Answer

**step1** Understanding the problem

The problem asks us to simplify the expression $$ {\left(-1\right)}^{3}\times {\left(-2\right)}^{3}$$. This means we need to calculate the value of each part raised to the power of 3 and then multiply those values together.

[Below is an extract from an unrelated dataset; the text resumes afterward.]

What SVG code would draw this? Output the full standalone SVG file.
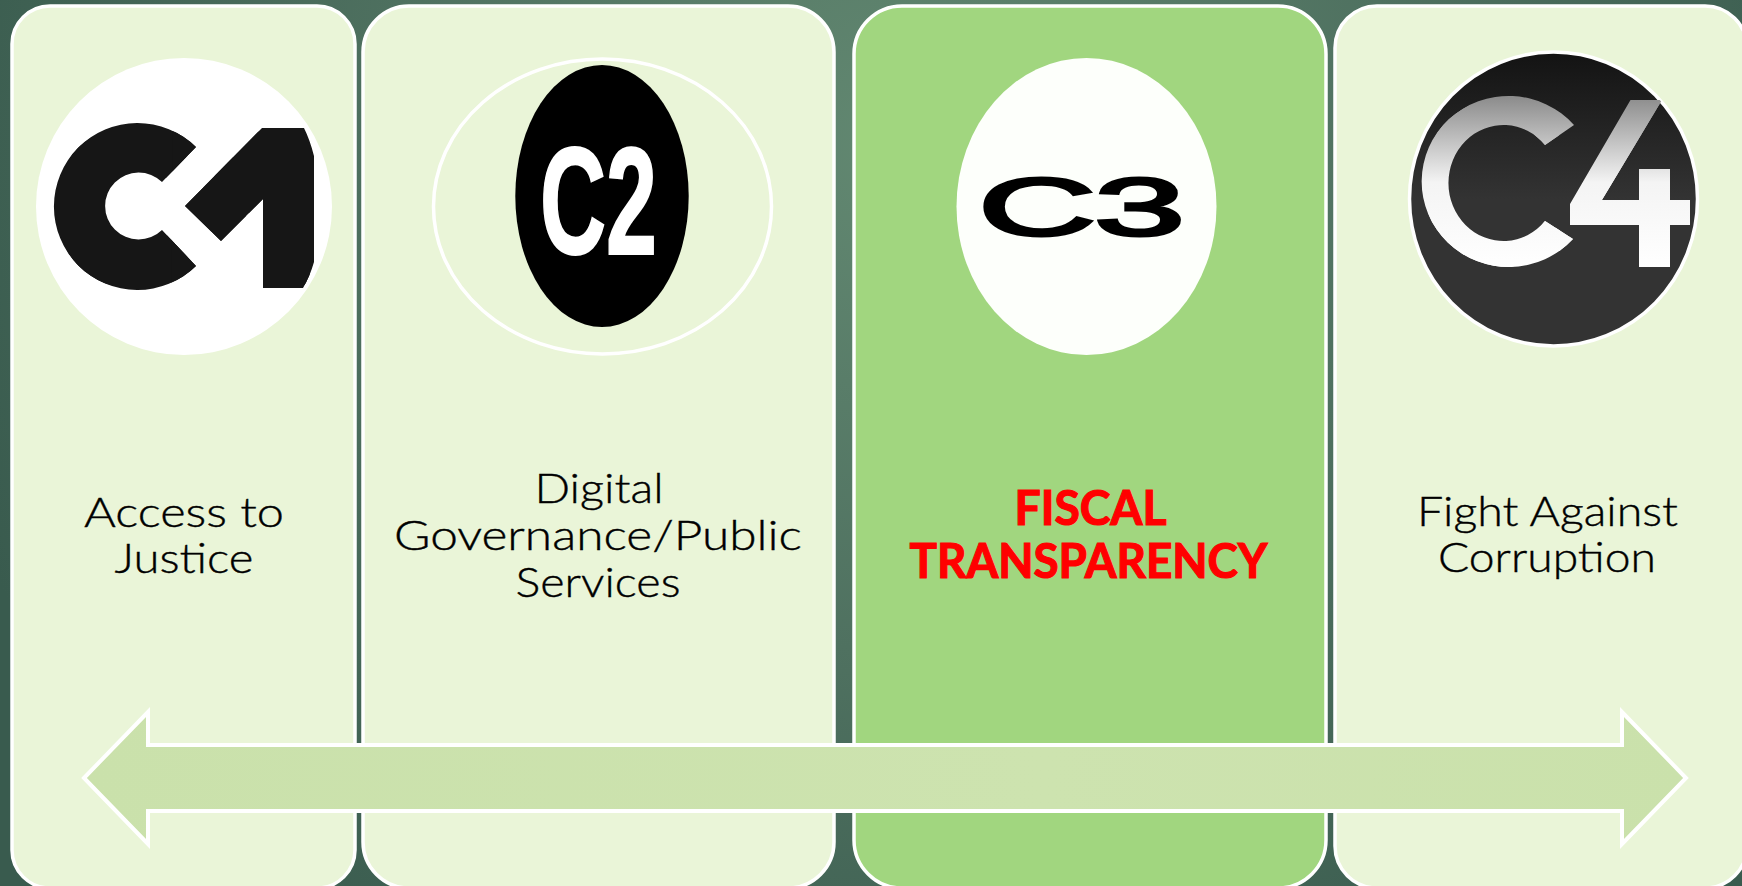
<svg xmlns="http://www.w3.org/2000/svg" width="1742" height="886" viewBox="0 0 1742 886">
<defs>
<radialGradient id="bg" gradientUnits="userSpaceOnUse" cx="900" cy="150" r="1000">
<stop offset="0" stop-color="#628871"/><stop offset="0.5" stop-color="#4f7160"/><stop offset="1" stop-color="#395b4e"/>
</radialGradient>
<linearGradient id="arrowFill" gradientUnits="userSpaceOnUse" x1="82" y1="0" x2="1688" y2="0">
<stop offset="0" stop-color="#cae1ab"/><stop offset="0.6" stop-color="#cde3af"/><stop offset="1" stop-color="#cae1ab"/>
</linearGradient>
<linearGradient id="c4bg" x1="0" y1="0" x2="0" y2="1">
<stop offset="0" stop-color="#131313"/><stop offset="0.5" stop-color="#333333"/><stop offset="1" stop-color="#333333"/>
</linearGradient>
<linearGradient id="c4txt" gradientUnits="userSpaceOnUse" x1="0" y1="97" x2="0" y2="268">
<stop offset="0" stop-color="#8c8c8c"/><stop offset="0.5" stop-color="#f4f4f4"/><stop offset="1" stop-color="#ffffff"/>
</linearGradient>
<clipPath id="clipC1"><path clip-rule="evenodd" d="M196 147A83.500 83.500 0 1 0 196 266L162 230A33.500 33.500 0 1 1 162 182ZM262 128H304Q310 140 314 156V262Q310 276 303 288H263V199L221 241L185 206Z"/></clipPath>
<clipPath id="clipC4"><ellipse cx="1553.500" cy="199" rx="144" ry="147"/></clipPath>
<clipPath id="cut4"><path clip-rule="evenodd" d="M1574 125A87 85.500 0 1 0 1573 239L1545 221A55 58 0 1 1 1545 145ZM1630.500 100H1662L1602 200H1639V169H1670V200H1690V225H1670V267H1639V225H1570V204Z"/></clipPath>
</defs>
<style>
.card{fill:#eaf5d8;stroke:#fff;stroke-width:3.5}
.sel{fill:#a1d67f}
.lbl{font-family:"Lato","Liberation Sans",sans-serif;font-weight:300;font-size:42px;fill:#000;stroke:#000;stroke-width:.4;text-anchor:middle}
.hot{font-family:"Lato","Liberation Sans",sans-serif;font-weight:700;font-size:47px;fill:#f00;stroke:#f00;stroke-width:1.2;text-anchor:middle}
.logo{font-family:"Liberation Sans",Arial,sans-serif;font-weight:700}
</style>
<rect width="1742" height="886" fill="url(#bg)"/>
<g id="node-c1">
<rect class="card" x="12" y="6" width="343" height="882" rx="38" ry="38"/>
<ellipse cx="184" cy="206.500" rx="148" ry="148.500" fill="#fff"/>
<g clip-path="url(#clipC1)">
<text class="logo" x="50" y="285" font-size="222" fill="#161616" stroke="#161616" stroke-width="90" textLength="266" lengthAdjust="spacingAndGlyphs">C1</text>
</g>
<text class="lbl"><tspan x="184" y="526.500" textLength="200" lengthAdjust="spacingAndGlyphs">Access to</tspan><tspan x="184" y="572.500" textLength="139" lengthAdjust="spacingAndGlyphs">Justice</tspan></text>
</g>
<g id="node-c2">
<rect class="card" x="363" y="6" width="471" height="882" rx="46" ry="46"/>
<ellipse cx="602.500" cy="206.500" rx="169" ry="147.500" fill="none" stroke="#fff" stroke-width="3.500"/>
<ellipse cx="602" cy="196" rx="86.700" ry="131" fill="#000"/>
<text class="logo" x="540" y="254" font-size="152" fill="#fff" stroke="#fff" stroke-width="2" textLength="117" lengthAdjust="spacingAndGlyphs">C2</text>
<text class="lbl"><tspan x="599" y="503" textLength="129" lengthAdjust="spacingAndGlyphs">Digital</tspan><tspan x="598" y="550" textLength="408" lengthAdjust="spacingAndGlyphs">Governance/Public</tspan><tspan x="598" y="597" textLength="165" lengthAdjust="spacingAndGlyphs">Services</tspan></text>
</g>
<g id="node-c3">
<rect class="card sel" x="854" y="6" width="472" height="882" rx="48" ry="48"/>
<ellipse cx="1086.500" cy="206.500" rx="130" ry="148.500" fill="#fdfffb"/>
<text class="logo" style="font-weight:400" transform="translate(978 235) scale(2 1)" x="0 58" y="0" font-size="82" fill="#000" stroke="#000" stroke-width="3">C3</text>
<text class="hot"><tspan x="1090.500" y="525" textLength="152" lengthAdjust="spacingAndGlyphs">FISCAL</tspan><tspan x="1088.500" y="578" textLength="358" lengthAdjust="spacingAndGlyphs">TRANSPARENCY</tspan></text>
</g>
<g id="node-c4">
<rect class="card" x="1335" y="6" width="412" height="882" rx="42" ry="42"/>
<ellipse cx="1553.500" cy="199" rx="144" ry="147" fill="url(#c4bg)" stroke="#fff" stroke-width="3.500"/>
<g clip-path="url(#clipC4)"><g clip-path="url(#cut4)">
<text class="logo" style="font-weight:400" x="1414" y="266" font-size="236" fill="url(#c4txt)" stroke="url(#c4txt)" stroke-width="44" textLength="278" lengthAdjust="spacingAndGlyphs">C4</text>
</g></g>
<text class="lbl"><tspan x="1547.500" y="526" textLength="261" lengthAdjust="spacingAndGlyphs">Fight Against</tspan><tspan x="1547" y="572" textLength="218" lengthAdjust="spacingAndGlyphs">Corruption</tspan></text>
</g>
<g id="connectors">
<path id="double-arrow" d="M84 778L148 712V745H1622V712L1686 778L1622 844V811H148V844Z" fill="url(#arrowFill)" stroke="#fff" stroke-width="4" stroke-linejoin="miter"/>
</g>
</svg>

**step2** Calculating the first term

First, we will calculate $$ {\left(-1\right)}^{3}$$.
$$ {\left(-1\right)}^{3}$$ means we multiply -1 by itself three times.
$$ {\left(-1\right)}^{3} = (-1) \times (-1) \times (-1)$$
We multiply the first two numbers: $$ (-1) \times (-1) = 1$$
Then we multiply the result by the last number: $$ 1 \times (-1) = -1$$
So, $$ {\left(-1\right)}^{3} = -1$$.

**step3** Calculating the second term

Next, we will calculate $$ {\left(-2\right)}^{3}$$.
$$ {\left(-2\right)}^{3}$$ means we multiply -2 by itself three times.
$$ {\left(-2\right)}^{3} = (-2) \times (-2) \times (-2)$$
We multiply the first two numbers: $$ (-2) \times (-2) = 4$$
Then we multiply the result by the last number: $$ 4 \times (-2) = -8$$
So, $$ {\left(-2\right)}^{3} = -8$$.

**step4** Multiplying the results

Finally, we multiply the results from Step 2 and Step 3.
We found that $$ {\left(-1\right)}^{3} = -1$$ and $$ {\left(-2\right)}^{3} = -8$$.
Now we need to calculate $$ (-1) \times (-8)$$.
When we multiply two negative numbers, the result is a positive number.
$$ (-1) \times (-8) = 8$$
Therefore, the simplified expression is 8.